The Cold-Weather Failure Chain—And Where It Starts
Every failure begins upstream—in design and sourcing decisions made before the first pattern is cut. Here’s how it cascades:
- Material mismatch: Sheepskin sourced from non-winter-sheared flocks has shorter, weaker guard hairs—reducing natural water beading by up to 60% (tested per AATCC TM22).
- Construction shortcut: Cemented assembly fails faster than Blake stitch or Goodyear welt in freeze-thaw cycles—glue shear strength drops 58% at −10°C (per ASTM D412 tensile data).
- Outsole illusion: A ‘grippy’ rubber compound looks aggressive on spec sheets—but if Shore A hardness exceeds 75, it stiffens on ice instead of conforming. Optimal range: 55–65 Shore A.
- Insole oversight: Standard cork-latex insole boards absorb moisture like sponges. Replace with hydrophobic PU foam cores backed by aluminum foil vapor barriers (EN ISO 13688:2013 compliant).
"A boot that keeps feet warm in a heated mall will freeze toes on a Montreal sidewalk. Thermal retention ≠ thermal regulation.

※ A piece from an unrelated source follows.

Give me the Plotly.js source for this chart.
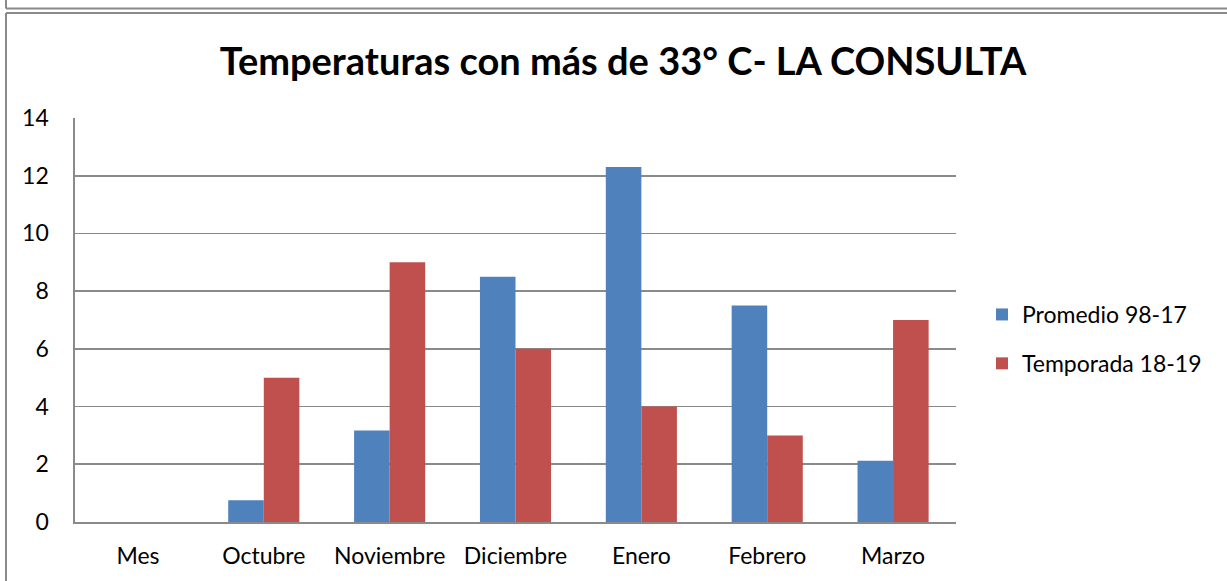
<!DOCTYPE html>
<html>
<head>
<meta charset="utf-8">
<script src="https://cdn.plot.ly/plotly-3.0.1.min.js"></script>
<style>html,body{margin:0;padding:0;background:#fff;}#chart{width:1227px;height:581px;}</style>
</head>
<body>
<div id="chart"></div>
<script>
const categories = ["Mes", "Octubre", "Noviembre", "Diciembre", "Enero", "Febrero", "Marzo"];
const promedio = [0, 0.75, 3.17, 8.5, 12.3, 7.5, 2.12];
const temporada = [0, 5, 9, 6, 4, 3, 7];
const seriesNames = ["Promedio 98-17", "Temporada 18-19"];
const yTicks = [0, 2, 4, 6, 8, 10, 12, 14];

const FONT = "Lato, 'Open Sans', sans-serif";
const L = 75, R = 956, T = 118, B = 522, W = 1227, H = 581;
const px = x => (x - L) / (R - L);
const py = y => (B - y) / (B - T);
const frame = {color: "#8a8a8a", width: 2};

const traces = [
  {type: "bar", name: seriesNames[0], x: categories, y: promedio,
   marker: {color: "#4F81BD", line: {width: 0}}, legendgroup: "a"},
  {type: "bar", name: seriesNames[1], x: categories, y: temporada,
   marker: {color: "#C0504D", line: {width: 0}}, legendgroup: "b"}
];

const layout = {
  width: W, height: H,
  margin: {l: L, r: W - R, t: T, b: H - B, pad: 0},
  paper_bgcolor: "#fff", plot_bgcolor: "#fff",
  font: {family: FONT, size: 23, color: "#000"},
  title: {text: "<b>Temperaturas con más de 33° C- LA CONSULTA</b>",
          font: {family: FONT, size: 38, color: "#000"},
          x: 623 / W, xanchor: "center", y: 1 - 62 / H, yanchor: "middle"},
  barmode: "group", bargap: 0.435, bargroupgap: 0,
  xaxis: {type: "category", showgrid: false, showline: true, linecolor: "#8a8a8a", linewidth: 2,
          ticks: "", ticklabelstandoff: 12, tickfont: {family: FONT, size: 23}, fixedrange: true},
  yaxis: {range: [0, 14], tickvals: yTicks, ticktext: yTicks.map(String),
          showgrid: true, gridcolor: "#8a8a8a", gridwidth: 1.6,
          showline: true, linecolor: "#8a8a8a", linewidth: 1.6, zeroline: false,
          ticks: "", ticklabelstandoff: 20, tickfont: {family: FONT, size: 23}, fixedrange: true},
  legend: {x: px(982), xanchor: "left", y: py(293), yanchor: "top",
           font: {family: FONT, size: 23}, traceorder: "grouped", tracegroupgap: 16,
           bgcolor: "rgba(0,0,0,0)"},
  shapes: [
    {type: "line", xref: "paper", yref: "paper", x0: px(6), x1: px(1240), y0: py(8.5), y1: py(8.5), line: frame},
    {type: "line", xref: "paper", yref: "paper", x0: px(6), x1: px(6), y0: py(-5), y1: py(8.5), line: frame},
    {type: "line", xref: "paper", yref: "paper", x0: px(6), x1: px(1240), y0: py(13), y1: py(13), line: frame},
    {type: "line", xref: "paper", yref: "paper", x0: px(6), x1: px(6), y0: py(13), y1: py(590), line: frame}
  ]
};

Plotly.newPlot("chart", traces, layout, {displayModeBar: false, staticPlot: true});
</script>
</body>
</html>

You need airflow *and* insulation—plus a toe box engineered for circulation, not compression."
— Senior Product Engineer, Nordic Outdoor Consortium, Oslo
Real-World UGG-In-Snow Scenarios: Before & After Factory Upgrades
Let’s walk through two actual cases—one where a buyer stuck with legacy specs, and another who re-engineered with winter-first sourcing logic.
Case 1: The ‘Winter-Ready’ Label That Wasn’t (Vancouver Retailer)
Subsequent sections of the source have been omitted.